» **Exercise input**
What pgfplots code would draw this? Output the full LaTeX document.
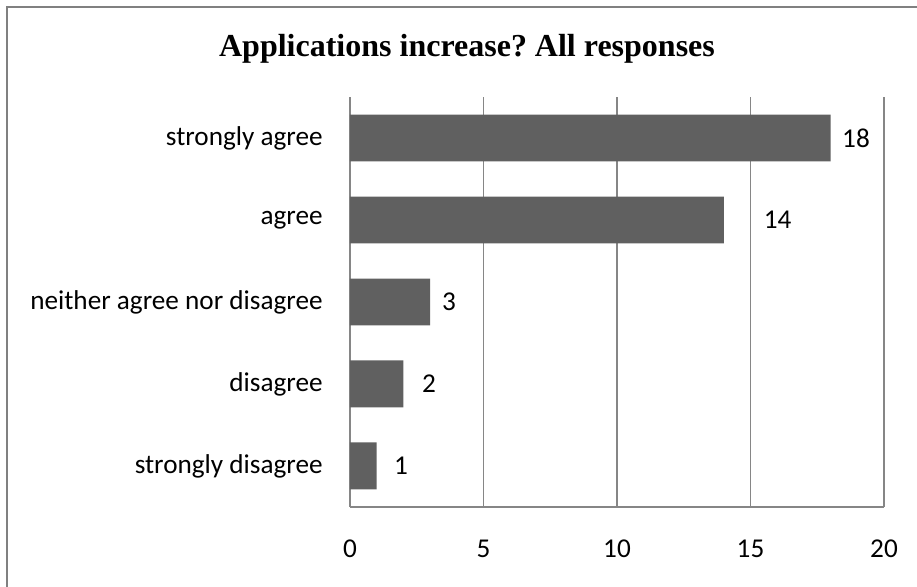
\documentclass[border=0pt]{standalone}
\usepackage{pgfplots}
\pgfplotsset{compat=1.18}
\usepackage{pgfplotstable}
\usepackage{fontspec}
\setmainfont{Carlito}
\newfontfamily\titlefont{Liberation Serif}
\definecolor{barfill}{RGB}{96,96,96}
\definecolor{gridgray}{RGB}{134,134,134}
\definecolor{framegray}{RGB}{128,128,128}

\pgfplotstableread{
y x off
0 1 12.2
1 2 12.8
2 3 9.5
3 14 26.9
4 18 12.7
}\datatable

\begin{document}
\frenchspacing
\begin{tikzpicture}
\useasboundingbox (0pt,0pt) rectangle (458.5pt,293.5pt);
\draw[framegray, line width=1pt] (3.5pt,-2pt) -- (3.5pt,290pt) -- (461pt,290pt);
\node[anchor=base, font=\titlefont\bfseries\fontsize{16}{19}\selectfont] at (233.5pt,265pt) {Applications increase? All responses};
\begin{axis}[
  at={(175pt,40pt)}, anchor=south west,
  width=267pt, height=205pt, scale only axis,
  xmin=0, xmax=20, ymin=-0.5, ymax=4.5,
  xtick={0,5,10,15,20},
  ytick={0,1,2,3,4},
  yticklabels={strongly disagree,disagree,neither agree nor disagree,agree,strongly agree},
  axis lines*=left,
  axis line style={draw=gridgray, line width=0.9pt, -},
  xmajorgrids,
  grid style={draw=gridgray, line width=0.9pt},
  major tick length=0pt,
  /pgf/number format/assume math mode=true,
  tick label style={font=\fontsize{13.6}{16}\selectfont, text=black},
  x tick label style={anchor=center, yshift=-20.75pt, inner sep=0pt},
  y tick label style={anchor=east, inner sep=0pt, xshift=-13.5pt},
  clip=false,
]
\addplot[xbar, fill=barfill, draw=none, bar width=0.573,
  point meta=x,
  visualization depends on={\thisrow{off} \as \off},
  nodes near coords,
  nodes near coords style={anchor=center, xshift=\off pt, font=\fontsize{13.6}{16}\selectfont, text=black},
] table[x=x, y=y] {\datatable};
\end{axis}
\end{tikzpicture}
\end{document}
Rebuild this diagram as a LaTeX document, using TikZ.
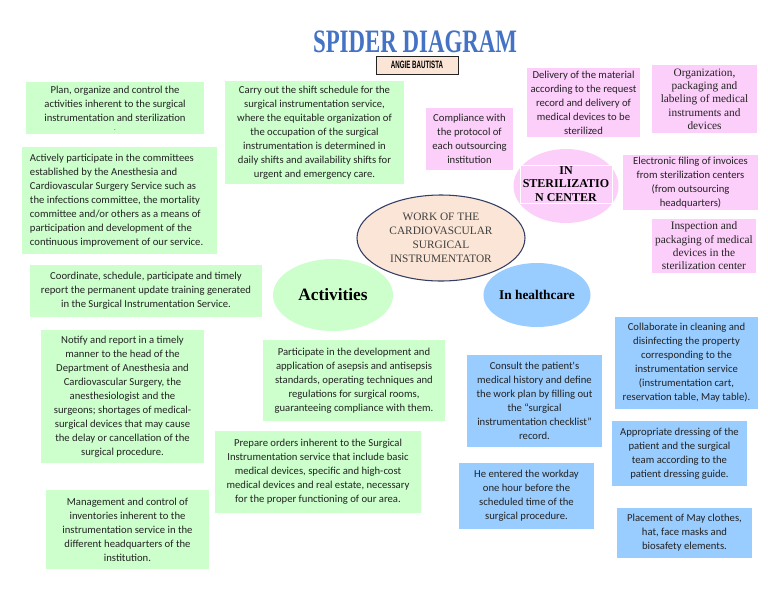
\documentclass[tikz,border=0pt]{standalone}
\usepackage{fontspec}
\setmainfont{Liberation Serif}
\newfontfamily\calfont{Carlito}
\newfontfamily\serfont{Liberation Serif}
\newfontfamily\sanfont{Liberation Sans}
\usetikzlibrary{shapes.geometric}
\definecolor{gfill}{RGB}{204,255,204}
\definecolor{pfill}{RGB}{252,206,250}
\definecolor{bfill}{RGB}{153,204,255}
\definecolor{peach}{RGB}{251,229,214}
\definecolor{navy}{RGB}{50,62,100}
\definecolor{titleblue}{RGB}{68,114,196}
\definecolor{txt}{RGB}{35,35,35}
\tikzset{
  basebox/.style={rectangle, inner sep=0pt, align=center, text=txt,
    font=\calfont\fontsize{8}{10.5}\selectfont},
  gbox/.style={basebox, fill=gfill},
  pbox/.style={basebox, fill=pfill},
  pserif/.style={basebox, fill=pfill, font=\serfont\fontsize{8.5}{10}\selectfont},
  bbox/.style={basebox, fill=bfill},
  oval/.style={ellipse, inner sep=0pt, align=center}
}
\begin{document}
\begin{tikzpicture}[x=0.75pt,y=-0.75pt]
\useasboundingbox (0,0) rectangle (768,594);
\fill[white] (0,0) rectangle (768,594);

% title
\node[text=titleblue, font=\serfont\bfseries\fontsize{17.5}{17.5}\selectfont] (title) at (415,42) {\scalebox{0.98}[1.4]{SPIDER DIAGRAM}};
\node[draw=txt, line width=0.75pt, fill=peach, minimum width=61.5pt, minimum height=13.5pt, inner sep=0pt, font=\sanfont\bfseries\fontsize{8}{8}\selectfont] (name) at (417,65) {\scalebox{0.58}[1]{ANGIE BAUTISTA}};

% green boxes
\node[gbox, minimum width=133.5pt, minimum height=39pt] (g1) at (115,108)
  {Plan, organize and control the\\activities inherent to the surgical\\instrumentation and sterilization\\[-4pt]{\fontsize{5}{5}\selectfont .}};
\node[gbox, minimum width=146.25pt, minimum height=80.25pt, text width=134.25pt, align=flush left] (g2) at (119.5,200.5)
  {Actively participate in the committees\\established by the Anesthesia and\\Cardiovascular Surgery Service such as\\the infections committee, the mortality\\committee and/or others as a means of\\participation and development of the\\continuous improvement of our service.};
\node[gbox, minimum width=134.25pt, minimum height=77.25pt] (g3) at (314.5,132.5)
  {Carry out the shift schedule for the\\surgical instrumentation service,\\where the equitable organization of\\the occupation of the surgical\\instrumentation is determined in\\daily shifts and availability shifts for\\urgent and emergency care.};
\node[gbox, minimum width=174pt, minimum height=39pt] (g4) at (146,291)
  {Coordinate, schedule, participate and timely\\report the permanent update training generated\\in the Surgical Instrumentation Service.};
\node[gbox, minimum width=122.25pt, minimum height=99.75pt] (g5) at (122.5,396.5)
  {Notify and report in a timely\\manner to the head of the\\Department of Anesthesia and\\Cardiovascular Surgery, the\\anesthesiologist and the\\surgeons; shortages of medical-\\surgical devices that may cause\\the delay or cancellation of the\\surgical procedure.};
\node[gbox, minimum width=136.5pt, minimum height=60.75pt] (g6) at (354,380.5)
  {Participate in the development and\\application of asepsis and antisepsis\\standards, operating techniques and\\regulations for surgical rooms,\\guaranteeing compliance with them.};
\node[gbox, minimum width=154.5pt, minimum height=61.5pt] (g7) at (318,472)
  {Prepare orders inherent to the Surgical\\Instrumentation service that include basic\\medical devices, specific and high-cost\\medical devices and real estate, necessary\\for the proper functioning of our area.};
\node[gbox, minimum width=122.25pt, minimum height=59.25pt] (g8) at (127.5,529.5)
  {Management and control of\\inventories inherent to the\\instrumentation service in the\\different headquarters of the\\institution.};

% pink boxes
\node[pbox, minimum width=65.25pt, minimum height=46.5pt] (p1) at (469.5,139)
  {Compliance with\\the protocol of\\each outsourcing\\institution};
\node[pbox, minimum width=84.75pt, minimum height=51.75pt] (p2) at (583.5,102.5)
  {Delivery of the material\\according to the request\\record and delivery of\\medical devices to be\\sterilized};
\node[pserif, minimum width=78.75pt, minimum height=51pt] (p3) at (704.5,99)
  {Organization,\\packaging and\\labeling of medical\\instruments and\\devices};
\node[pbox, minimum width=101.25pt, minimum height=41.25pt] (p4) at (690.5,182.5)
  {Electronic filing of invoices\\from sterilization centers\\(from outsourcing\\headquarters)};
\node[pserif, minimum width=78pt, minimum height=40.5pt] (p5) at (704,246)
  {Inspection and\\packaging of medical\\devices in the\\sterilization center};

% sterilization center
\node[oval, fill=pfill, minimum width=78.75pt, minimum height=55.5pt] (steril) at (566,186) {};
\node[rectangle, fill=pfill, draw=white, line width=0.4pt, inner sep=0pt, minimum width=69pt, minimum height=28.5pt, align=center, font=\serfont\bfseries\fontsize{9}{10}\selectfont] (sterilt) at (566,184)
  {IN\\STERILIZATIO\\N CENTER};

% central ellipses
\node[oval, fill=peach, draw=navy, line width=0.8pt, minimum width=126pt, minimum height=64.5pt, text=black!75, font=\serfont\fontsize{8.5}{10.5}\selectfont] (work) at (441,238)
  {WORK OF THE\\CARDIOVASCULAR\\SURGICAL\\INSTRUMENTATOR};
\node[oval, fill=gfill, minimum width=90pt, minimum height=54pt, font=\serfont\bfseries\fontsize{13}{13}\selectfont] (act) at (333,295) {Activities};
\node[oval, fill=bfill, minimum width=79.5pt, minimum height=48pt, font=\serfont\bfseries\fontsize{10}{10}\selectfont] (health) at (537,295) {In healthcare};

% blue boxes
\node[bbox, minimum width=101.25pt, minimum height=69pt] (b1) at (534.5,401)
  {Consult the patient's\\medical history and define\\the work plan by filling out\\the “surgical\\instrumentation checklist”\\record.};
\node[bbox, minimum width=107.25pt, minimum height=69pt] (b2) at (686.5,363)
  {Collaborate in cleaning and\\disinfecting the property\\corresponding to the\\instrumentation service\\(instrumentation cart,\\reservation table, May table).};
\node[bbox, minimum width=101.25pt, minimum height=48.75pt] (b3) at (679.5,453.5)
  {Appropriate dressing of the\\patient and the surgical\\team according to the\\patient dressing guide.};
\node[bbox, minimum width=101.25pt, minimum height=49.5pt] (b4) at (526.5,496)
  {He entered the workday\\one hour before the\\scheduled time of the\\surgical procedure.};
\node[bbox, minimum width=101.25pt, minimum height=37.5pt] (b5) at (684.5,533)
  {Placement of May clothes,\\hat, face masks and\\biosafety elements.};
\end{tikzpicture}
\end{document}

» **Exercise goal**
Without the pictures, give again exactly the lines above starting at the line containing "Rebuild this diagram" and ending at the line containing "width=0.75pt, fill=peach, minimum".

» **In response**
Rebuild this diagram as a LaTeX document, using TikZ.
\documentclass[tikz,border=0pt]{standalone}
\usepackage{fontspec}
\setmainfont{Liberation Serif}
\newfontfamily\calfont{Carlito}
\newfontfamily\serfont{Liberation Serif}
\newfontfamily\sanfont{Liberation Sans}
\usetikzlibrary{shapes.geometric}
\definecolor{gfill}{RGB}{204,255,204}
\definecolor{pfill}{RGB}{252,206,250}
\definecolor{bfill}{RGB}{153,204,255}
\definecolor{peach}{RGB}{251,229,214}
\definecolor{navy}{RGB}{50,62,100}
\definecolor{titleblue}{RGB}{68,114,196}
\definecolor{txt}{RGB}{35,35,35}
\tikzset{
  basebox/.style={rectangle, inner sep=0pt, align=center, text=txt,
    font=\calfont\fontsize{8}{10.5}\selectfont},
  gbox/.style={basebox, fill=gfill},
  pbox/.style={basebox, fill=pfill},
  pserif/.style={basebox, fill=pfill, font=\serfont\fontsize{8.5}{10}\selectfont},
  bbox/.style={basebox, fill=bfill},
  oval/.style={ellipse, inner sep=0pt, align=center}
}
\begin{document}
\begin{tikzpicture}[x=0.75pt,y=-0.75pt]
\useasboundingbox (0,0) rectangle (768,594);
\fill[white] (0,0) rectangle (768,594);

% title
\node[text=titleblue, font=\serfont\bfseries\fontsize{17.5}{17.5}\selectfont] (title) at (415,42) {\scalebox{0.98}[1.4]{SPIDER DIAGRAM}};
\node[draw=txt, line width=0.75pt, fill=peach, minimum width=61.5pt, minimum height=13.5pt, inner sep=0pt, font=\sanfont\bfseries\fontsize{8}{8}\selectfont] (name) at (417,65) {\scalebox{0.58}[1]{ANGIE BAUTISTA}};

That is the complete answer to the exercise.